→ Exercise instructions
Skip the pictures and quote all of the lines exactly.
# # #
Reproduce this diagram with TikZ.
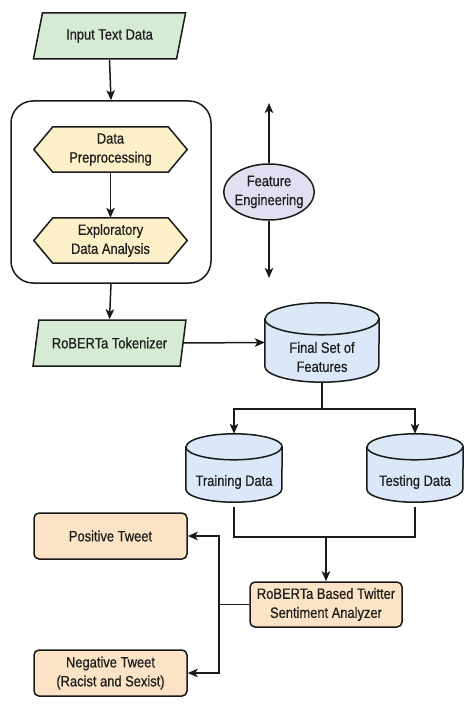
\documentclass[tikz,border=0pt]{standalone}
\usepackage{fontspec}
\setmainfont[FakeStretch=0.86,FakeBold=0.6]{Liberation Sans}
\usetikzlibrary{shapes.geometric,arrows.meta,calc}
\definecolor{cgreen}{HTML}{D6EBD4}
\definecolor{cyellow}{HTML}{FCF0C8}
\definecolor{clav}{HTML}{E3DFF2}
\definecolor{cblue}{HTML}{DBE8F8}
\definecolor{cpeach}{HTML}{FCE3C6}
\definecolor{cline}{HTML}{1A1A1A}
\definecolor{ctext}{HTML}{1E1E1E}
\newcommand\drawcyl[3]{%
  \filldraw[cylshape] ([yshift=-#3]#1.north west) -- ([yshift=#3]#1.south west)
    arc[start angle=180,end angle=360,x radius=#2,y radius=#3]
    -- ([yshift=-#3]#1.north east)
    arc[start angle=0,end angle=180,x radius=#2,y radius=#3] -- cycle;
  \draw[cylshape] ([yshift=-#3]#1.north west) arc[start angle=180,end angle=360,x radius=#2,y radius=#3];}
\newcommand\drawhex[2]{%
  \filldraw[hexshape] (#1.west) -- ([xshift=#2]#1.north west) -- ([xshift=-#2]#1.north east)
    -- (#1.east) -- ([xshift=-#2]#1.south east) -- ([xshift=#2]#1.south west) -- cycle;}
\begin{document}
\begin{tikzpicture}[x=1pt,y=-1pt,
  every node/.style={font=\fontsize{15}{19}\selectfont, text=ctext, align=center},
  base/.style={draw=cline, line width=1.5pt, inner sep=0pt},
  para/.style={base, trapezium, trapezium left angle=66.5, trapezium right angle=113.5,
     trapezium stretches=true, minimum width=153pt, minimum height=46pt, fill=cgreen},
  hexbody/.style={inner sep=0pt, minimum width=153pt, minimum height=45pt},
  hexshape/.style={draw=cline, line width=1.5pt, fill=cyellow, line join=miter},
  fe/.style={base, ellipse, inner xsep=-2.5pt, minimum width=90pt, minimum height=56pt, fill=clav},
  grpbox/.style={draw=cline, line width=1.5pt, rounded corners=22pt, minimum width=200pt, minimum height=182pt},
  cylbody/.style={inner sep=0pt},
  cylshape/.style={draw=cline, line width=1.5pt, fill=cblue},
  outbox/.style={base, rectangle, rounded corners=5pt, minimum width=153pt, minimum height=46pt, fill=cpeach},
  conn/.style={draw=cline, line width=1.5pt},
  arr/.style={conn, -{Stealth[length=10pt,width=8.5pt,inset=2.5pt]}}
]
\useasboundingbox (0,0) rectangle (474,708);

% top part
\node[para] (in) at (109.5,36) {Input Text Data};
\node[grpbox] (grp) at (111,192) {};
\node[hexbody] (dp) at (110.5,149.5) {};
\drawhex{dp}{19pt}
\node (dpt) at (dp) {Data\\Preprocessing};
\node[hexbody] (eda) at (110.5,240.5) {};
\drawhex{eda}{19pt}
\node (edat) at (eda) {Exploratory\\Data Analysis};
\node[fe] (feat) at (269,192) {Feature\\Engineering};
\coordinate (feup) at (269,103);
\coordinate (fedn) at (269,278);
\node[para] (tok) at (109.5,343) {RoBERTa Tokenizer};

% cylinders
\node[cylbody, minimum width=114pt, minimum height=79pt] (fs) at (322,342.5) {};
\drawcyl{fs}{57pt}{16pt}
\node (fst) at (322,357) {Final Set of\\Features};
\node[cylbody, minimum width=96pt, minimum height=68pt] (tr) at (234,468) {};
\drawcyl{tr}{48pt}{13pt}
\node (trt) at (234,482) {Training Data};
\node[cylbody, minimum width=96pt, minimum height=68pt] (te) at (415,468) {};
\drawcyl{te}{48pt}{13pt}
\node (tet) at (415,482) {Testing Data};

% bottom
\node[outbox, minimum width=152pt, minimum height=45pt] (an) at (326,604.5) {RoBERTa Based Twitter\\Sentiment Analyzer};
\node[outbox] (pos) at (110.5,536) {Positive Tweet};
\node[outbox] (neg) at (110.5,673) {Negative Tweet\\(Racist and Sexist)};

% connectors
\draw[arr] (in.south) -- (grp.north);
\draw[arr] (dp.south) -- (eda.north);
\draw[arr] (grp.south) -- (tok.north);
\draw[arr] (feat.north) -- (feup);
\draw[arr] (feat.south) -- (fedn);
\draw[arr] (tok.east) -- (fs.west);
\coordinate (sp) at (322,409);
\draw[conn] (fs.south) -- (sp);
\draw[arr] (sp) -| (tr.north);
\draw[arr] (sp) -| (te.north);
\coordinate (mg) at (326,537);
\draw[conn] ([yshift=-5pt]tr.south) |- (mg);
\draw[conn] ([yshift=-5pt]te.south) |- (mg);
\draw[arr] (mg) -- (an.north);
\coordinate (jn) at (219,604.5);
\draw[conn] (an.west) -- (jn);
\draw[arr] (jn) |- (pos.east);
\draw[arr] (jn) |- (neg.east);
\end{tikzpicture}
\end{document}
# # #
→ Solution below
Reproduce this diagram with TikZ.
\documentclass[tikz,border=0pt]{standalone}
\usepackage{fontspec}
\setmainfont[FakeStretch=0.86,FakeBold=0.6]{Liberation Sans}
\usetikzlibrary{shapes.geometric,arrows.meta,calc}
\definecolor{cgreen}{HTML}{D6EBD4}
\definecolor{cyellow}{HTML}{FCF0C8}
\definecolor{clav}{HTML}{E3DFF2}
\definecolor{cblue}{HTML}{DBE8F8}
\definecolor{cpeach}{HTML}{FCE3C6}
\definecolor{cline}{HTML}{1A1A1A}
\definecolor{ctext}{HTML}{1E1E1E}
\newcommand\drawcyl[3]{%
  \filldraw[cylshape] ([yshift=-#3]#1.north west) -- ([yshift=#3]#1.south west)
    arc[start angle=180,end angle=360,x radius=#2,y radius=#3]
    -- ([yshift=-#3]#1.north east)
    arc[start angle=0,end angle=180,x radius=#2,y radius=#3] -- cycle;
  \draw[cylshape] ([yshift=-#3]#1.north west) arc[start angle=180,end angle=360,x radius=#2,y radius=#3];}
\newcommand\drawhex[2]{%
  \filldraw[hexshape] (#1.west) -- ([xshift=#2]#1.north west) -- ([xshift=-#2]#1.north east)
    -- (#1.east) -- ([xshift=-#2]#1.south east) -- ([xshift=#2]#1.south west) -- cycle;}
\begin{document}
\begin{tikzpicture}[x=1pt,y=-1pt,
  every node/.style={font=\fontsize{15}{19}\selectfont, text=ctext, align=center},
  base/.style={draw=cline, line width=1.5pt, inner sep=0pt},
  para/.style={base, trapezium, trapezium left angle=66.5, trapezium right angle=113.5,
     trapezium stretches=true, minimum width=153pt, minimum height=46pt, fill=cgreen},
  hexbody/.style={inner sep=0pt, minimum width=153pt, minimum height=45pt},
  hexshape/.style={draw=cline, line width=1.5pt, fill=cyellow, line join=miter},
  fe/.style={base, ellipse, inner xsep=-2.5pt, minimum width=90pt, minimum height=56pt, fill=clav},
  grpbox/.style={draw=cline, line width=1.5pt, rounded corners=22pt, minimum width=200pt, minimum height=182pt},
  cylbody/.style={inner sep=0pt},
  cylshape/.style={draw=cline, line width=1.5pt, fill=cblue},
  outbox/.style={base, rectangle, rounded corners=5pt, minimum width=153pt, minimum height=46pt, fill=cpeach},
  conn/.style={draw=cline, line width=1.5pt},
  arr/.style={conn, -{Stealth[length=10pt,width=8.5pt,inset=2.5pt]}}
]
\useasboundingbox (0,0) rectangle (474,708);

% top part
\node[para] (in) at (109.5,36) {Input Text Data};
\node[grpbox] (grp) at (111,192) {};
\node[hexbody] (dp) at (110.5,149.5) {};
\drawhex{dp}{19pt}
\node (dpt) at (dp) {Data\\Preprocessing};
\node[hexbody] (eda) at (110.5,240.5) {};
\drawhex{eda}{19pt}
\node (edat) at (eda) {Exploratory\\Data Analysis};
\node[fe] (feat) at (269,192) {Feature\\Engineering};
\coordinate (feup) at (269,103);
\coordinate (fedn) at (269,278);
\node[para] (tok) at (109.5,343) {RoBERTa Tokenizer};

% cylinders
\node[cylbody, minimum width=114pt, minimum height=79pt] (fs) at (322,342.5) {};
\drawcyl{fs}{57pt}{16pt}
\node (fst) at (322,357) {Final Set of\\Features};
\node[cylbody, minimum width=96pt, minimum height=68pt] (tr) at (234,468) {};
\drawcyl{tr}{48pt}{13pt}
\node (trt) at (234,482) {Training Data};
\node[cylbody, minimum width=96pt, minimum height=68pt] (te) at (415,468) {};
\drawcyl{te}{48pt}{13pt}
\node (tet) at (415,482) {Testing Data};

% bottom
\node[outbox, minimum width=152pt, minimum height=45pt] (an) at (326,604.5) {RoBERTa Based Twitter\\Sentiment Analyzer};
\node[outbox] (pos) at (110.5,536) {Positive Tweet};
\node[outbox] (neg) at (110.5,673) {Negative Tweet\\(Racist and Sexist)};

% connectors
\draw[arr] (in.south) -- (grp.north);
\draw[arr] (dp.south) -- (eda.north);
\draw[arr] (grp.south) -- (tok.north);
\draw[arr] (feat.north) -- (feup);
\draw[arr] (feat.south) -- (fedn);
\draw[arr] (tok.east) -- (fs.west);
\coordinate (sp) at (322,409);
\draw[conn] (fs.south) -- (sp);
\draw[arr] (sp) -| (tr.north);
\draw[arr] (sp) -| (te.north);
\coordinate (mg) at (326,537);
\draw[conn] ([yshift=-5pt]tr.south) |- (mg);
\draw[conn] ([yshift=-5pt]te.south) |- (mg);
\draw[arr] (mg) -- (an.north);
\coordinate (jn) at (219,604.5);
\draw[conn] (an.west) -- (jn);
\draw[arr] (jn) |- (pos.east);
\draw[arr] (jn) |- (neg.east);
\end{tikzpicture}
\end{document}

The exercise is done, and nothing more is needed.